— Start of DATA SUPPLIED —
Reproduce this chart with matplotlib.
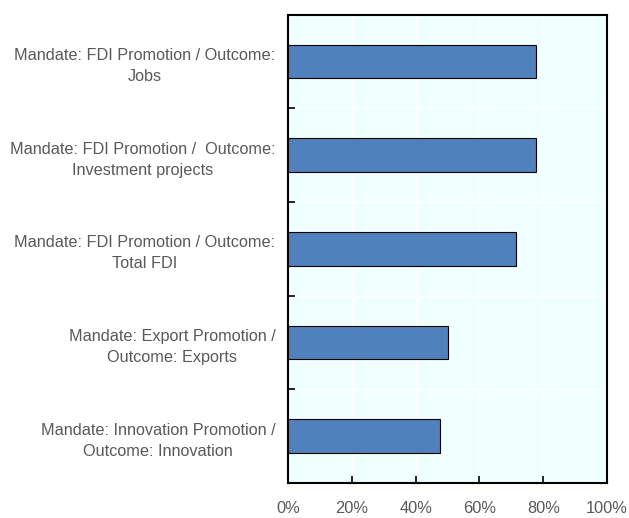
import matplotlib
matplotlib.use("Agg")
import matplotlib.pyplot as plt
import numpy as np

categories = [
    "Mandate: FDI Promotion / Outcome:\nJobs",
    "Mandate: FDI Promotion /  Outcome:\nInvestment projects",
    "Mandate: FDI Promotion / Outcome:\nTotal FDI",
    "Mandate: Export Promotion /\nOutcome: Exports",
    "Mandate: Innovation Promotion /\nOutcome: Innovation",
]
values = [77.6, 77.6, 71.6, 50.0, 47.8]
xticks = [0, 20, 40, 60, 80, 100]
xticklabels = ["0%", "20%", "40%", "60%", "80%", "100%"]

plt.rcParams['font.family'] = ['Liberation Sans', 'DejaVu Sans']
text_color = "#595959"

fig = plt.figure(figsize=(6.29, 5.18), dpi=100)
ax = fig.add_axes([288/629, 1-483/518, (607-288)/629, (483-14.7)/518])
ax.set_facecolor("#F0FFFF")

y = np.arange(len(categories))
ax.barh(y, values, height=0.36, color="#4F81BD", edgecolor="black", linewidth=0.8, zorder=3)
ax.set_ylim(len(categories)-0.5, -0.5)
ax.set_xlim(0, 100)

# gridlines
for xv in xticks[1:-1]:
    ax.axvline(xv, color="white", linewidth=1.0, zorder=1)
for b in np.arange(0.5, len(categories)-0.5, 1):
    ax.axhline(b, color="white", linewidth=1.0, zorder=1)

ax.set_xticks(xticks)
ax.set_xticklabels(xticklabels, color=text_color, fontsize=11.8)
ax.tick_params(axis='x', direction='in', length=5, width=1.2, pad=13, colors='black', labelcolor=text_color)

ax.set_yticks(np.arange(0.5, len(categories)-0.5, 1))
ax.set_yticklabels([])
ax.tick_params(axis='y', direction='in', length=5, width=1.2, colors='black')
ax.set_yticks(y, minor=True)
ax.set_yticklabels(categories, minor=True, fontsize=11.7, color=text_color, linespacing=1.5, multialignment='center')
ax.tick_params(axis='y', which='minor', length=0, pad=9)

for s in ax.spines.values():
    s.set_linewidth(1.5)
    s.set_color("black")

fig.savefig("out.png", dpi=100, facecolor="white")
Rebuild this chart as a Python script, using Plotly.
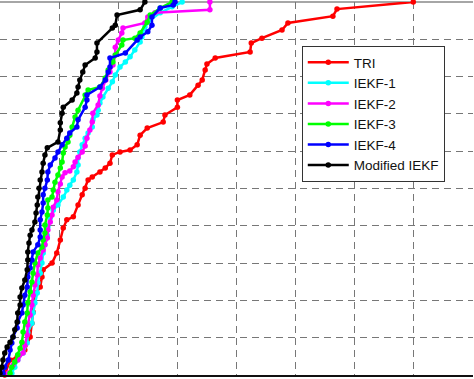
import plotly.graph_objects as go

# Series data (x: error value, y: cumulative probability)
tri_x = [0.08, 0.17, 0.29, 0.42, 0.51, 0.54, 0.56, 0.56, 0.61, 0.68,
         0.71, 0.73, 0.88, 0.96, 1.02, 1.07, 1.13, 1.24, 1.32, 1.39,
         1.44, 1.49, 1.56, 1.69, 1.78, 1.86, 1.90, 2.03, 2.20, 2.32,
         2.37, 2.49, 2.76, 2.79, 3.00, 3.00, 3.21, 3.35, 3.42, 3.47,
         3.50, 3.64, 4.23, 4.25, 4.43, 4.77, 4.87, 5.63, 5.70, 6.99]
tri_y = [0.0, 0.040, 0.048, 0.067, 0.102, 0.139, 0.169, 0.196, 0.220, 0.236,
         0.263, 0.282, 0.300, 0.327, 0.362, 0.394, 0.416, 0.424, 0.456, 0.483,
         0.501, 0.523, 0.531, 0.544, 0.555, 0.568, 0.590, 0.598, 0.603, 0.617,
         0.643, 0.662, 0.678, 0.697, 0.718, 0.737, 0.751, 0.777, 0.791, 0.818,
         0.834, 0.850, 0.866, 0.890, 0.903, 0.925, 0.944, 0.962, 0.981, 1.0]

iekf1_x = [0.20, 0.25, 0.30, 0.39, 0.46, 0.47, 0.54, 0.56, 0.59, 0.63,
           0.64, 0.68, 0.71, 0.73, 0.76, 0.80, 0.81, 0.85, 0.90, 0.98,
           1.07, 1.13, 1.18, 1.24, 1.30, 1.32, 1.32, 1.35, 1.39, 1.44,
           1.49, 1.56, 1.57, 1.64, 1.66, 1.69, 1.74, 1.83, 1.90, 1.95,
           2.03, 2.12, 2.20, 2.28, 2.37, 2.40, 2.45, 2.54, 2.71, 2.91, 3.08]
iekf1_y = [0.005, 0.021, 0.040, 0.059, 0.086, 0.113, 0.139, 0.166, 0.193, 0.220,
           0.247, 0.273, 0.300, 0.327, 0.349, 0.375, 0.397, 0.421, 0.442, 0.456,
           0.477, 0.496, 0.509, 0.523, 0.544, 0.563, 0.582, 0.598, 0.617, 0.635,
           0.649, 0.665, 0.684, 0.697, 0.710, 0.729, 0.745, 0.769, 0.786, 0.804,
           0.826, 0.839, 0.853, 0.871, 0.893, 0.906, 0.933, 0.952, 0.971, 0.987, 1.0]

iekf2_x = [0.14, 0.22, 0.30, 0.39, 0.42, 0.46, 0.47, 0.51, 0.54, 0.56,
           0.59, 0.63, 0.64, 0.68, 0.73, 0.76, 0.80, 0.81, 0.85, 0.88,
           0.90, 0.96, 0.98, 1.02, 1.05, 1.10, 1.18, 1.24, 1.27, 1.32,
           1.39, 1.44, 1.47, 1.52, 1.56, 1.57, 1.66, 1.69, 1.73, 1.79,
           1.86, 1.91, 1.95, 1.95, 2.00, 2.06, 2.08, 2.45, 2.50, 2.62,
           3.55, 3.55]
iekf2_y = [0.005, 0.027, 0.040, 0.059, 0.080, 0.107, 0.134, 0.161, 0.188, 0.214,
           0.241, 0.268, 0.295, 0.314, 0.335, 0.349, 0.367, 0.389, 0.410, 0.429,
           0.450, 0.469, 0.491, 0.512, 0.531, 0.542, 0.547, 0.558, 0.571, 0.584,
           0.598, 0.614, 0.635, 0.657, 0.678, 0.702, 0.724, 0.748, 0.769, 0.791,
           0.812, 0.831, 0.858, 0.879, 0.898, 0.917, 0.930, 0.944, 0.960, 0.971,
           0.979, 1.0]

iekf3_x = [0.17, 0.20, 0.25, 0.30, 0.34, 0.37, 0.39, 0.42, 0.46, 0.47,
           0.51, 0.54, 0.56, 0.59, 0.64, 0.71, 0.73, 0.76, 0.76, 0.80,
           0.81, 0.81, 0.88, 0.90, 0.93, 0.98, 1.02, 1.05, 1.07, 1.10,
           1.15, 1.18, 1.22, 1.27, 1.32, 1.44, 1.49, 1.69, 1.78, 1.83,
           1.91, 1.95, 2.06, 2.08, 2.28, 2.37, 2.49, 2.54, 2.71, 2.91]
iekf3_y = [0.005, 0.021, 0.035, 0.054, 0.072, 0.088, 0.115, 0.142, 0.166, 0.193,
           0.223, 0.249, 0.273, 0.300, 0.327, 0.343, 0.362, 0.381, 0.402, 0.429,
           0.448, 0.469, 0.477, 0.496, 0.517, 0.536, 0.555, 0.571, 0.595, 0.611,
           0.625, 0.643, 0.665, 0.692, 0.710, 0.751, 0.764, 0.772, 0.796, 0.818,
           0.839, 0.858, 0.885, 0.898, 0.903, 0.917, 0.946, 0.965, 0.984, 1.0]

iekf4_x = [0.05, 0.08, 0.14, 0.17, 0.20, 0.22, 0.29, 0.30, 0.37, 0.39,
           0.42, 0.46, 0.47, 0.51, 0.54, 0.56, 0.64, 0.68, 0.68, 0.68,
           0.71, 0.73, 0.73, 0.76, 0.80, 0.81, 0.85, 0.93, 0.98, 1.05,
           1.13, 1.18, 1.30, 1.32, 1.44, 1.47, 1.47, 1.69, 1.78, 1.83,
           1.86, 1.86, 2.12, 2.32, 2.37, 2.50, 2.57, 2.57, 2.71, 2.93, 2.96]
iekf4_y = [0.005, 0.021, 0.040, 0.067, 0.086, 0.102, 0.126, 0.142, 0.166, 0.188,
           0.214, 0.236, 0.263, 0.287, 0.308, 0.330, 0.349, 0.370, 0.389, 0.416,
           0.437, 0.461, 0.483, 0.501, 0.523, 0.544, 0.563, 0.582, 0.598, 0.617,
           0.635, 0.649, 0.665, 0.684, 0.718, 0.737, 0.751, 0.772, 0.791, 0.812,
           0.826, 0.850, 0.863, 0.898, 0.906, 0.920, 0.938, 0.960, 0.984, 0.992, 1.0]

mod_x = [0.0, 0.03, 0.05, 0.08, 0.12, 0.17, 0.22, 0.25, 0.29, 0.30,
         0.34, 0.34, 0.37, 0.42, 0.46, 0.47, 0.47, 0.49, 0.51, 0.54,
         0.59, 0.61, 0.63, 0.64, 0.66, 0.68, 0.71, 0.73, 0.76, 0.80,
         0.98, 1.02, 1.02, 1.05, 1.07, 1.22, 1.30, 1.32, 1.35, 1.40,
         1.44, 1.61, 1.64, 1.64, 1.90, 1.95, 1.98, 2.37, 2.45]
mod_y = [0.005, 0.021, 0.040, 0.059, 0.075, 0.088, 0.102, 0.121, 0.142, 0.166,
         0.188, 0.209, 0.233, 0.255, 0.282, 0.308, 0.330, 0.354, 0.375, 0.389,
         0.410, 0.434, 0.456, 0.477, 0.501, 0.523, 0.544, 0.568, 0.590, 0.609,
         0.625, 0.657, 0.676, 0.702, 0.718, 0.737, 0.756, 0.772, 0.791, 0.812,
         0.831, 0.850, 0.866, 0.890, 0.930, 0.938, 0.965, 0.979, 1.0]

series_names = ["TRI", "IEKF-1", "IEKF-2", "IEKF-3", "IEKF-4", "Modified IEKF"]
series_x = [tri_x, iekf1_x, iekf2_x, iekf3_x, iekf4_x, mod_x]
series_y = [tri_y, iekf1_y, iekf2_y, iekf3_y, iekf4_y, mod_y]
colors = ["#ff0000", "#00ffff", "#ff00ff", "#00ff00", "#0000ff", "#000000"]

fig = go.Figure()
for i, (name, xs, ys, c) in enumerate(zip(series_names, series_x, series_y, colors)):
    fig.add_trace(go.Scatter(
        x=xs, y=ys, name=name, mode="lines+markers",
        line=dict(color=c, width=2.5),
        marker=dict(color=c, size=5.5),
        legendrank=i + 1,
        cliponaxis=False,
    ))

fig.update_layout(
    width=474, height=379,
    margin=dict(l=0, r=1, t=2, b=4),
    paper_bgcolor="white", plot_bgcolor="white",
    font=dict(family="Liberation Sans, Arial, sans-serif", size=14, color="#111"),
    showlegend=True,
    legend=dict(
        x=0.638, y=0.882, xanchor="left", yanchor="top",
        bgcolor="white", bordercolor="#333", borderwidth=1,
        traceorder="normal", itemwidth=41,
        font=dict(size=13.5, color="#111"),
    ),
    xaxis=dict(
        range=[0, 8], dtick=1, showticklabels=False, ticks="",
        showgrid=True, gridcolor="#777", gridwidth=1, griddash="7px,5px",
        zeroline=False, showline=True, linecolor="#111", linewidth=2,
    ),
    yaxis=dict(
        range=[0, 1], dtick=0.1, showticklabels=False, ticks="",
        showgrid=True, gridcolor="#777", gridwidth=1, griddash="7px,5px",
        zeroline=False, showline=False,
    ),
    shapes=[dict(type="line", xref="paper", yref="paper", x0=0, x1=1, y0=1, y1=1,
                 line=dict(color="#888", width=1.5), layer="below")],
)

fig.write_html(
    "out.html",
    config={"displayModeBar": False},
    post_script="document.body.style.margin='0';document.body.style.overflow='hidden';",
)
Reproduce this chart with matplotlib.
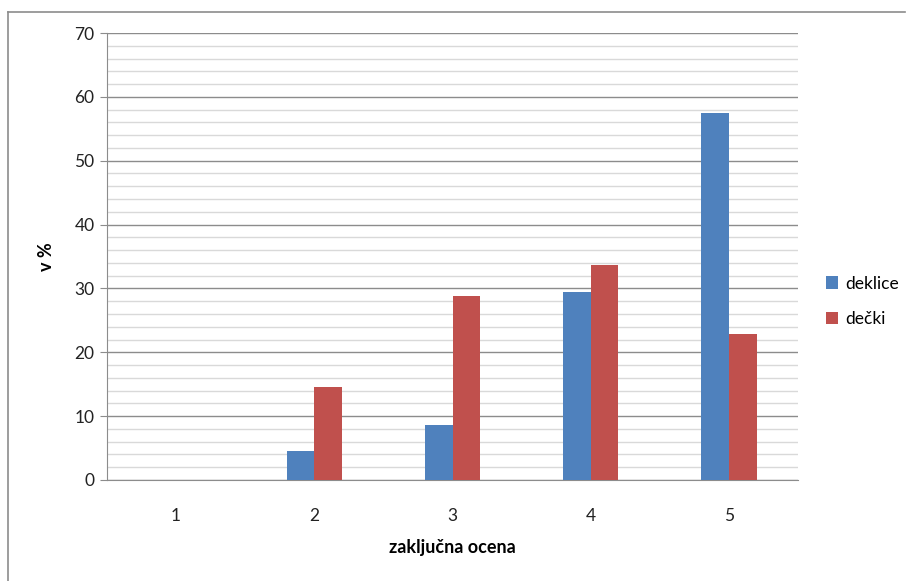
import matplotlib.pyplot as plt
from matplotlib.lines import Line2D
import numpy as np

plt.rcParams['font.family'] = ['Lato', 'DejaVu Sans']

ocene = ['1', '2', '3', '4', '5']
deklice = [0, 4.5, 8.6, 29.4, 57.5]
decki = [0, 14.6, 28.8, 33.7, 22.9]

W, H = 907, 581
fig = plt.figure(figsize=(W / 100, H / 100), dpi=100)
ax = fig.add_axes([107 / W, 1 - 480 / H, (798 - 107) / W, (480 - 33) / H])

x = np.arange(len(ocene))
bw = 0.2
ax.bar(x - bw / 2, deklice, bw, color='#4F81BD', label='deklice', zorder=3)
ax.bar(x + bw / 2, decki, bw, color='#C0504D', label='dečki', zorder=3)

ax.set_xlim(-0.5, len(ocene) - 0.5)
ax.set_ylim(0, 70)
ax.set_yticks(range(0, 71, 10))
ax.set_yticks(range(0, 71, 2), minor=True)
ax.yaxis.grid(True, which='major', color='#8c8c8c', lw=1, zorder=0)
ax.yaxis.grid(True, which='minor', color='#d9d9d9', lw=1, zorder=0)
ax.set_xticks(x)
ax.set_xticklabels(ocene)
ax.tick_params(axis='x', length=0, pad=20, labelsize=12.5, labelcolor='#222222')
ax.tick_params(axis='y', which='major', length=5, color='#8c8c8c', labelsize=12.5,
               labelcolor='#222222', pad=4)
ax.tick_params(axis='y', which='minor', length=0)

for s in ['top', 'right']:
    ax.spines[s].set_visible(False)
for s in ['left', 'bottom']:
    ax.spines[s].set_color('#8c8c8c')

ax.set_xlabel('zaključna ocena', fontsize=13, fontweight='bold', labelpad=11)
ax.set_ylabel('v %', fontsize=13, fontweight='bold', labelpad=14)

ax.legend(loc='center left', bbox_to_anchor=(1.018, 0.40), frameon=False,
          fontsize=12.5, handlelength=0.7, handleheight=0.7, handletextpad=0.4,
          labelspacing=1.1)

# outer chart frame
fig.add_artist(Line2D([8 / W, 8 / W], [0, 1 - 12 / H], color='#8c8c8c', lw=1.2))
fig.add_artist(Line2D([8 / W, 905 / W], [1 - 12 / H, 1 - 12 / H], color='#8c8c8c', lw=1.2))

fig.savefig('out.png', dpi=100)
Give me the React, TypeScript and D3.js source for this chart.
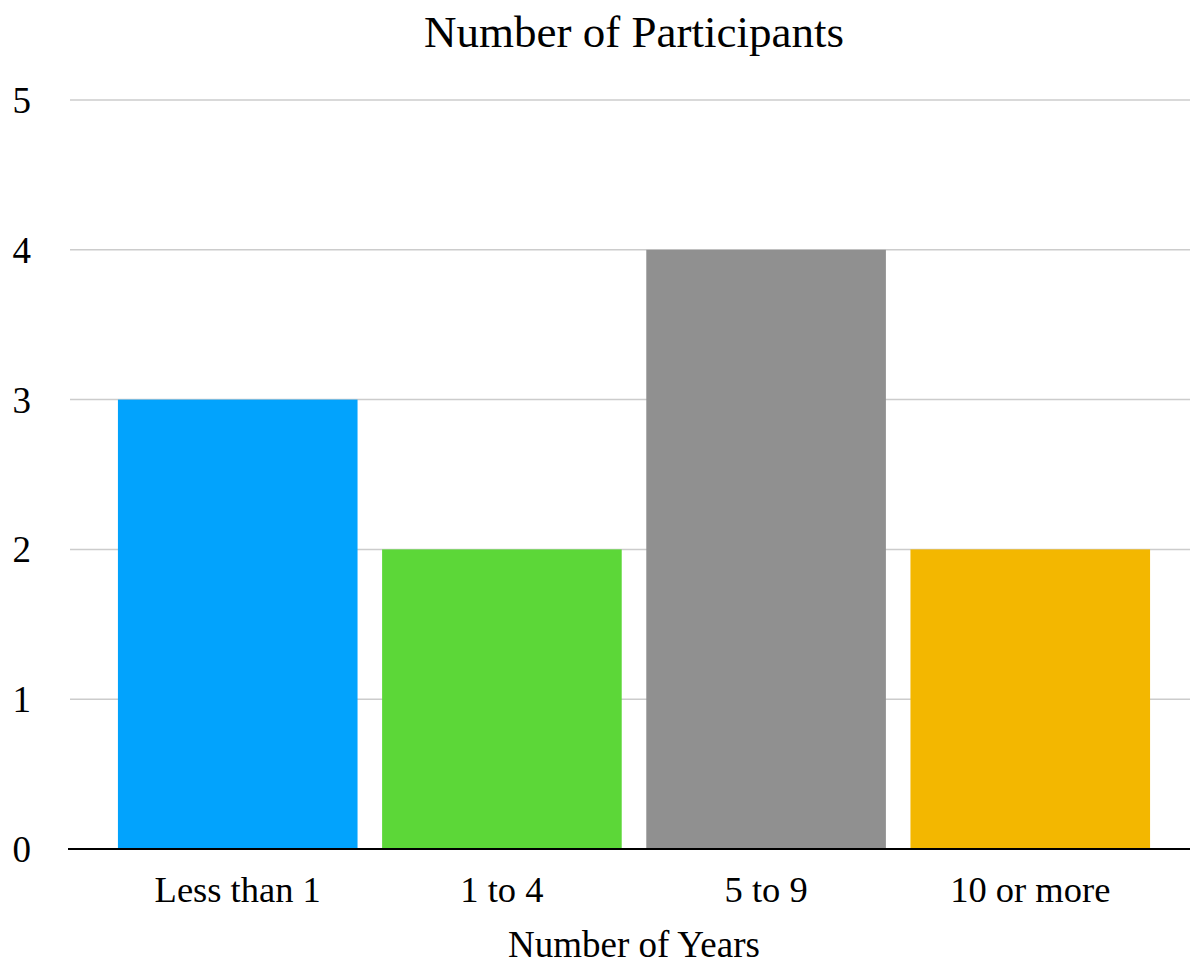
— End of DATA SUPPLIED —
Take the material above and output only the lines from the one that contains "Rebuild this chart" through the one that contains "0.962, 0.981, 1.0]", ends included and images left out.

FULL OUTPUT =
Rebuild this chart as a Python script, using Plotly.
import plotly.graph_objects as go

# Series data (x: error value, y: cumulative probability)
tri_x = [0.08, 0.17, 0.29, 0.42, 0.51, 0.54, 0.56, 0.56, 0.61, 0.68,
         0.71, 0.73, 0.88, 0.96, 1.02, 1.07, 1.13, 1.24, 1.32, 1.39,
         1.44, 1.49, 1.56, 1.69, 1.78, 1.86, 1.90, 2.03, 2.20, 2.32,
         2.37, 2.49, 2.76, 2.79, 3.00, 3.00, 3.21, 3.35, 3.42, 3.47,
         3.50, 3.64, 4.23, 4.25, 4.43, 4.77, 4.87, 5.63, 5.70, 6.99]
tri_y = [0.0, 0.040, 0.048, 0.067, 0.102, 0.139, 0.169, 0.196, 0.220, 0.236,
         0.263, 0.282, 0.300, 0.327, 0.362, 0.394, 0.416, 0.424, 0.456, 0.483,
         0.501, 0.523, 0.531, 0.544, 0.555, 0.568, 0.590, 0.598, 0.603, 0.617,
         0.643, 0.662, 0.678, 0.697, 0.718, 0.737, 0.751, 0.777, 0.791, 0.818,
         0.834, 0.850, 0.866, 0.890, 0.903, 0.925, 0.944, 0.962, 0.981, 1.0]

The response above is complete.